JRPGfan said:
I think thats the wrong way of looking at it. They choose option B) Some of these studios are huge. |
Think this is a reasonable analysis of the situation.
Well, I'm not sure it was entirely to do with Game Pass, I think Microsoft just didn't want to wait for 10 or so years for a "maybe we'll improve our console situation" over the tried and proven profit sources. It is what it is, the CFOs won the battle. COD being exclusive of course like you said would make zero financial sense. AAA costs are too much, the small Xbox install-base. Console exclusivity limits their growth via acquisitions. Their Q1 Xbox hardware projections were ~600k IIRC...That's Wii U levels of bad.
They basically fire sale'd Xbox last holiday and still sold meh and under their expectations. Starfield barely provided a bump. Meanwhile look at how amazing Sea of Thieves for example sells on Steam, Xbox IP are often very strong sellers on Steam so it's not like these games don't have large consumer appeal, it's more than Xbox doesn't. It has hit a ceiling where coupled with the costs of AAA development, it's starting to make more sense to go more multiplatform. At least, that's what I think is happening.
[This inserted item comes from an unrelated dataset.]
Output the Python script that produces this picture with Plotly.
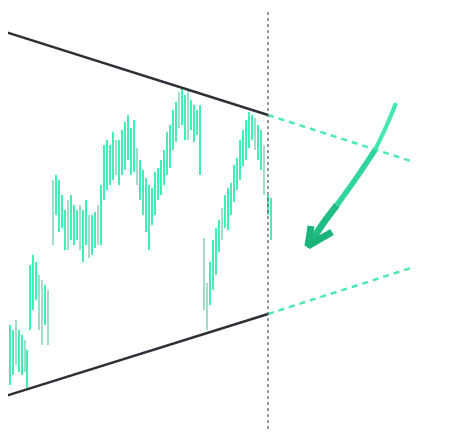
import plotly.graph_objects as go

# Price bars (x position, high, low) and direction (1 = up / bright, 0 = down / muted)
bar_x = [1, 4, 7, 10, 13, 16, 19, 22, 25, 27, 30, 33, 36, 39, 42, 45, 48,
         53, 56, 59, 62, 65, 68, 71, 74, 77, 80, 83, 86, 89, 92, 95, 98, 101,
         104, 107, 110, 113, 116, 119, 122, 125, 128, 131, 134, 137, 140, 143,
         146, 149, 152, 155, 158, 161, 164, 167, 170, 173, 176, 179, 182, 185,
         188, 191, 194, 197, 200, 204, 207, 210, 213, 216, 219, 222, 225, 228,
         231, 234, 237, 240, 243, 246, 249, 252, 255, 258, 261, 264, 268, 271]
bar_high = [114, 134, 119, 109, 104, 114, 104, 99, 94, 84, 169, 179, 172, 159, 154, 149, 144,
            254, 259, 254, 239, 224, 234, 239, 229, 224, 229, 224, 234, 219, 219, 222, 229, 249,
            289, 294, 289, 302, 294, 294, 304, 312, 319, 306, 314, 286, 274, 264,
            256, 249, 246, 262, 266, 274, 284, 302, 309, 324, 332, 342, 346, 339,
            344, 334, 329, 324, 329, 196, 151, 172, 194, 206, 214, 226, 239, 246,
            251, 269, 276, 294, 304, 314, 322, 319, 316, 309, 304, 289, 239, 236]
bar_low = [54, 64, 74, 49, 59, 69, 62, 59, 62, 44, 104, 124, 134, 104, 89, 109, 89,
           189, 219, 202, 206, 184, 184, 194, 189, 194, 184, 172, 189, 176, 179, 186, 189, 189,
           234, 244, 249, 254, 259, 249, 259, 264, 274, 259, 262, 249, 234, 219,
           202, 184, 209, 219, 234, 239, 249, 259, 266, 284, 292, 306, 309, 294,
           294, 304, 292, 299, 259, 124, 104, 129, 144, 159, 182, 194, 206, 204,
           219, 232, 244, 254, 268, 274, 286, 294, 284, 274, 264, 239, 219, 194]
bar_up = [1, 0, 1, 1, 1, 0, 1, 1, 0, 1, 1, 1, 1, 0, 0, 1, 0,
          0, 1, 1, 1, 1, 0, 1, 1, 1, 0, 1, 1, 0, 1, 1, 0, 1,
          1, 1, 1, 1, 0, 1, 1, 1, 1, 1, 1, 0, 1, 1,
          1, 1, 1, 1, 1, 1, 1, 1, 1, 1, 1, 0, 1, 1,
          0, 1, 1, 1, 1, 0, 0, 1, 1, 1, 1, 0, 1, 1,
          1, 1, 1, 1, 1, 1, 1, 1, 0, 1, 1, 0, 1, 1]

# Triangle boundaries (x, price)
upper_x = [-4, 268]
upper_y = [405, 319]
lower_x = [-4, 268]
lower_y = [35, 120]
upper_proj_x = [268, 414]
upper_proj_y = [319, 272]
lower_proj_x = [268, 414]
lower_proj_y = [120, 167]
breakout_x = [268, 268]
breakout_y = [422, 2]

# Arrow path
arrow_x = [396, 386, 375, 357, 337, 322, 312]
arrow_y = [331, 307, 284, 257, 229, 209, 193]
head_x = [311, 308, 332]
head_y = [208, 188, 202]

UP = "#3ff0b2"
DOWN = "#a3dcc7"

fig = go.Figure()

fig.add_trace(go.Bar(
    x=bar_x,
    y=[h - l for h, l in zip(bar_high, bar_low)],
    base=bar_low,
    width=2.0,
    marker=dict(color=[UP if u else DOWN for u in bar_up], line=dict(width=0)),
    hoverinfo="skip",
))

fig.add_trace(go.Scatter(x=upper_x, y=upper_y, mode="lines",
                         line=dict(color="#2e3038", width=2.5), hoverinfo="skip"))
fig.add_trace(go.Scatter(x=lower_x, y=lower_y, mode="lines",
                         line=dict(color="#2e3038", width=2.5), hoverinfo="skip"))
fig.add_trace(go.Scatter(x=upper_proj_x, y=upper_proj_y, mode="lines",
                         line=dict(color="#4de8b8", width=2.5, dash="6px,5px"), hoverinfo="skip"))
fig.add_trace(go.Scatter(x=lower_proj_x, y=lower_proj_y, mode="lines",
                         line=dict(color="#4de8b8", width=2.5, dash="6px,5px"), hoverinfo="skip"))
fig.add_trace(go.Scatter(x=breakout_x, y=breakout_y, mode="lines",
                         line=dict(color="#55575f", width=1.2, dash="dot"), hoverinfo="skip"))

# Arrow shaft: smooth spline pieces, thickening and darkening toward the head
pieces = [(0, 3, "#44e8ae", 4.2), (2, 5, "#30d59c", 5.6), (4, 7, "#20bd85", 6.8)]
for a, b, col, w in pieces:
    fig.add_trace(go.Scatter(
        x=arrow_x[a:b], y=arrow_y[a:b], mode="lines",
        line=dict(color=col, width=w, shape="spline", smoothing=1.0),
        hoverinfo="skip"))
fig.add_trace(go.Scatter(x=head_x, y=head_y, mode="lines",
                         line=dict(color="#1bb47c", width=7), hoverinfo="skip"))

# The page body has an 8px margin; ranges are offset so marks land where intended
fig.update_layout(
    width=474, height=434,
    margin=dict(l=0, r=0, t=0, b=0),
    paper_bgcolor="white", plot_bgcolor="white",
    showlegend=False, bargap=0,
    xaxis=dict(range=[8, 482], visible=False, fixedrange=True),
    yaxis=dict(range=[-8, 426], visible=False, fixedrange=True),
)

fig.write_html("out.html", config={"displayModeBar": False})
I still think there are ways they could make Xbox hardware an option, and also ways they could garner developer support, but they would require drastic changes to both how Xbox creates their hardware and their entire financial system (I.E...Probably have to cut that 30% for developers down to like 15%) + Make the Xbox Store/Windows Store one unified store, something like making the Xbox hardware basically a PC which runs a Windows Gaming OS with an Xbox UI...Something like that, I'm spit balling ideas here but as I said they'd require huge changes.